= Jennifer Choi =

American violinist

Jennifer Choi is a Korean-American violinist based in New York City. Choi graduated from the Juilliard School and the Oberlin Conservatory of Music and has performed in a variety of settings including solo violin, chamber music, and creative improvisation and performed with the Oregon Symphony, the Portland Columbia Symphony, the Vancouver Symphony Orchestra, the Portland Youth Philharmonic, and the String Orchestra of New York City (SONYC) among others.

== Early life ==
Choi attended Catlin Gabel School in Portland, Oregon.

== Career ==
Choi has collaborated with artists such as Fred Sherry, Stephen Drury, members of the Chamber Music Society of Lincoln Center, the Corigliano and Miró String Quartet, Fireworks New Music Ensemble, the Either/Or Ensemble, and the Sirius Quartet.

In 2011, Choi joined the string quartet ETHEL where she took the place of Mary Rowell.

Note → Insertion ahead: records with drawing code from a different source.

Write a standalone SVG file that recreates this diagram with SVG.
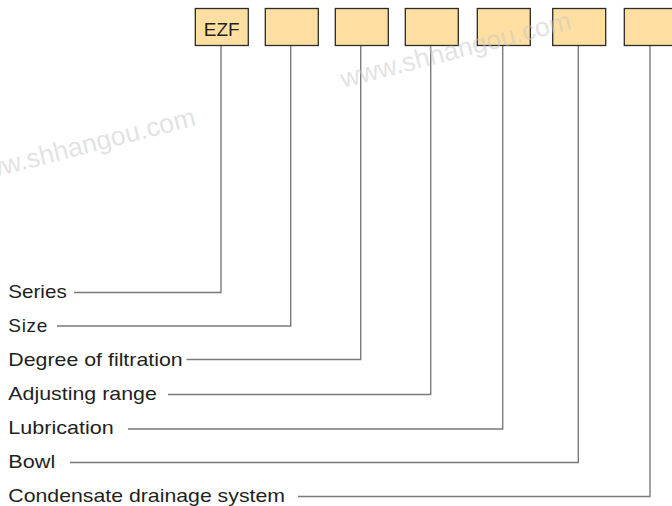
<svg xmlns="http://www.w3.org/2000/svg" width="672" height="506" viewBox="0 0 672 506">
<style>
.box{fill:#FEDFA1;stroke:#2b2b2b;stroke-width:1.3}
.wm{font-family:"Liberation Sans",Arial,sans-serif;font-size:26.5px;fill:#c6c6c6;fill-opacity:0.5}
.lbl{font-family:"Liberation Sans",Arial,sans-serif;font-size:19px;fill:#231f20}
.con{fill:none;stroke:#7a7a7a;stroke-width:1.4}
</style>
<rect width="672" height="506" fill="#ffffff"/>
<g id="connectors">
<polyline class="con" points="221,45.5 221,292.5 74,292.5"/>
<polyline class="con" points="290.7,45.5 290.7,326 57,326"/>
<polyline class="con" points="360.7,45.5 360.7,359.5 186.5,359.5"/>
<polyline class="con" points="430.7,45.5 430.7,394.5 168,394.5"/>
<polyline class="con" points="502.7,45.5 502.7,429 128,429"/>
<polyline class="con" points="578.3,45.5 578.3,462.5 70,462.5"/>
<polyline class="con" points="650,45.5 650,496.5 298,496.5"/>
</g>
<g id="box1"><rect class="box" x="195.3" y="8.5" width="53" height="37"/><text class="lbl" x="221.8" y="36" text-anchor="middle">EZF</text></g>
<g id="box2"><rect class="box" x="265.3" y="8.5" width="53" height="37"/></g>
<g id="box3"><rect class="box" x="335.3" y="8.5" width="53" height="37"/></g>
<g id="box4"><rect class="box" x="405.3" y="8.5" width="53" height="37"/></g>
<g id="box5"><rect class="box" x="477.3" y="8.5" width="53" height="37"/></g>
<g id="box6"><rect class="box" x="552.7" y="8.5" width="53" height="37"/></g>
<g id="box7"><rect class="box" x="624.3" y="8.5" width="53" height="37"/></g>
<g id="label-series"><text class="lbl" x="8.3" y="298" textLength="58.4" lengthAdjust="spacingAndGlyphs">Series</text></g>
<g id="label-size"><text class="lbl" x="8.3" y="332" textLength="39">Size</text></g>
<g id="label-degree"><text class="lbl" x="8.3" y="366" textLength="174.4" lengthAdjust="spacingAndGlyphs">Degree of filtration</text></g>
<g id="label-adjusting"><text class="lbl" x="8.3" y="400" textLength="148.5" lengthAdjust="spacingAndGlyphs">Adjusting range</text></g>
<g id="label-lubrication"><text class="lbl" x="8.3" y="434" textLength="105.5" lengthAdjust="spacingAndGlyphs">Lubrication</text></g>
<g id="label-bowl"><text class="lbl" x="8.3" y="468" textLength="47" lengthAdjust="spacingAndGlyphs">Bowl</text></g>
<g id="label-condensate"><text class="lbl" x="8.3" y="502" textLength="276.7" lengthAdjust="spacingAndGlyphs">Condensate drainage system</text></g>
<text class="wm" x="197" y="125" text-anchor="end" transform="rotate(-14.5 197 125)">www.shhangou.com</text>
<text class="wm" x="343" y="88" transform="rotate(-14.5 343 88)">www.shhangou.com</text>
</svg>
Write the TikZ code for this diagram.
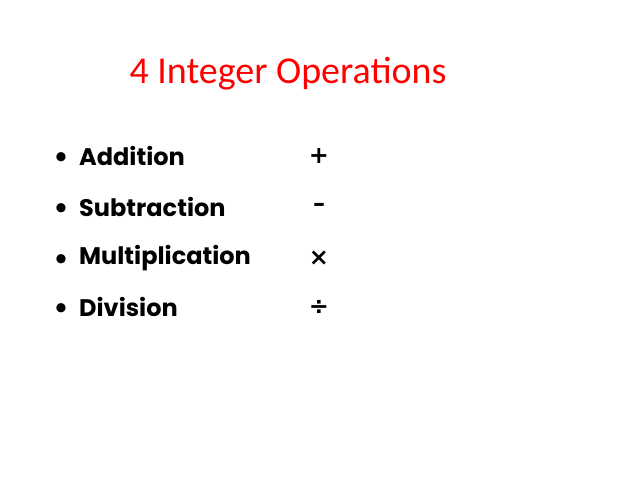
\documentclass[tikz,border=0pt]{standalone}
\usepackage{fontspec}
\setmainfont{Carlito}
\newfontfamily\comic{Poppins}
\newfontfamily\symf{DejaVu Sans}
\begin{document}
\begin{tikzpicture}[x=1pt,y=1pt,
  item/.style={anchor=west,inner sep=0pt,font=\comic\bfseries\fontsize{24}{26}\selectfont},
  bul/.style={anchor=center,inner sep=0pt,font=\fontsize{26}{28}\selectfont},
  sym/.style={anchor=center,inner sep=0pt,font=\symf\bfseries\fontsize{24}{26}\selectfont}]
\useasboundingbox[fill=white] (0,0) rectangle (638,-478);
\node[anchor=center,inner sep=0pt,text=red,font=\fontsize{38}{42}\selectfont] (title) at (288,-74) {4 Integer Operations};
\foreach \y/\t/\s/\n in {156/Addition/+/a,207/Subtraction/–/b,258/Multiplication/×/c,307/Division/÷/d}{
  \node[bul] (b\n) at (61,-\y-3) {•};
  \node[item] (t\n) at (79,-\y) {\t};
  \node[sym] (s\n) at (319,-\y) {\s};
}
\end{tikzpicture}
\end{document}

She has premiered, performed, and recorded works by contemporary composers such as John Zorn, Annie Gosfield, Danielle Eva Schwob, Christian Wolff, Lee Hyla, Neil Rolnick, and Randall Woolf, Elliott Sharp, Richard Carrick, Keeril Makan, Susie Ibarra, and Wadada Leo Smith.

==Discography==
A stalwart in the NYC contemporary music scene, Jennifer has recorded over a dozen albums for John Zorn's label, TZADIK, as well Innova Recordings and New Focus Recordings.